Each IC on a board is somwhere in the whirlpool of ground. Some ICs and circuits make a lot of waves themselves. When focusing on a particular IC or circuit, its "local ground" is what matters. We use decoupling caps to make sure our power supply stays a fixed distance from "local ground". If that portion of the ground on the board floats up or down a little bit, the decoupling caps will keep the power supply 5V higher than the local ground (for a 5V supply). Any circuits that are sensitive to noise should use the same ground as the IC or circuit they connect to. It's true that connecting all of your grounds can make things worse sometimes, because you might be connecting to an IC that makes a lot of extra waves.

This is also why it's important to use the ground that the IC is using when you a probing with an oscilloscope. If you use ground all the way back at the power connector, it may be at a different potential and with a different amount of noise than the local ground at the IC, and this noise will show up in your trace even though it doesn't exist at the IC itself.

[Martin_H]

Thanks for that diagram. It definitely helps as a visual guide for where to group support components.

[Dr Jefyll]

I'm delighted to see the oscillator problem resolved. Hats off to SamCoVT for taking the time to carefully eyeball the routing of the PCB ground traces!

SamCoVT wrote:

You may just want to add a little jumper

Let's be clear that success was achieved by increasing the interconnectedness of the various points that are grounded. This is clearly a case where more ground paths are better than fewer ground paths.

And that's no surprise. Extrapolating the "more paths" principle to the extreme, we ultimately achieve a ground plane, which can be considered ideal (because every point connects to every other point). Of course, projects like Martin's can't achieve a complete ground plane because the PCB is only two-layer. Thus the Ground and Vcc distribution is something that has to be consciously and explicitly laid out by the designer.

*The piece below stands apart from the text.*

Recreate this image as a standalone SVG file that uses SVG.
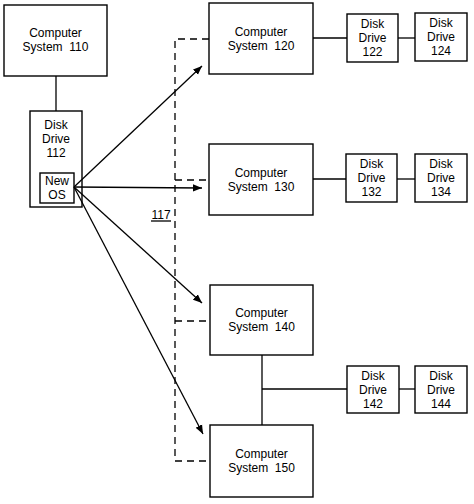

Often this is achieved by means of a grid of interconnected vertical & horizontal Gnd traces (and likewise a grid of Vcc traces). Note that the primary function of the Gnd and Vcc distribution network -- be it a pair of grids or a pair of planes -- is to connect the chips and their bypass caps to one another. Yes, the goal is to connect the chips to one another (ie, connecting to the power supply is secondary).

SamCoVT wrote:

It's true that connecting all of your grounds can make things worse sometimes

Despite my appreciation for certain parts of SamCoVT's post (eg, the scope tip), the remark quoted above seems out of place or at least needs to be strongly downplayed -- IMO it's too fine a point for a summary. Novices won't reliably be able to identify circumstances where it applies, and such circumstances tend to be quite uncommon anyway.

Vastly more common is the issue of NOT ENOUGH interconnectedness of the Gnd and Vcc points. I don't recall ever seeing a problem on this forum that was resolved by reducing the number of ground/vcc interconnections. But cases (like this one) where bolstered Gnd/Vcc interconnections prove beneficial are comparatively common. That's why it seems to me to be a point worth noting.

-- Jeff

[SamCoVT]

I generally agree with all of Jeff's points. I work with a lot of mixed analog/digital/power-switching circuits so I, unfortunately, do run into situations with tricky ground interconnects more often than usual.

[Martin_H]

Now that I have working hardware and software for this board. I want to build a sensor, servo, and motor control board that stacks on top of it. Much like shields do for the Arduino or Raspberry Pi's hats. I'm only interested in connecting the tone generator, UART, and VIA headers. I won't connect the XBUS header as I have no need for the CPU bus.

No problem, I have a piece of 10cm x 10cm Veroboard that would be good for a prototyping. Now I need motherboard headers on the underside with the sensor, servo, and motor connections on the top side. But here's my problem Veroboard only has copper on one side. How would I attach headers on both sides?

I could try something dodgy like adding flux to the copper and trying to wick solder under the header. Or I could buy a double sided protoboard but that only has copper pads without tracks.

Any creative solutions for placing components on both side of a Veroboard?

Update: I purchased a two-sided board, but would be curious if it is possible to place components on both side of a Veroboard.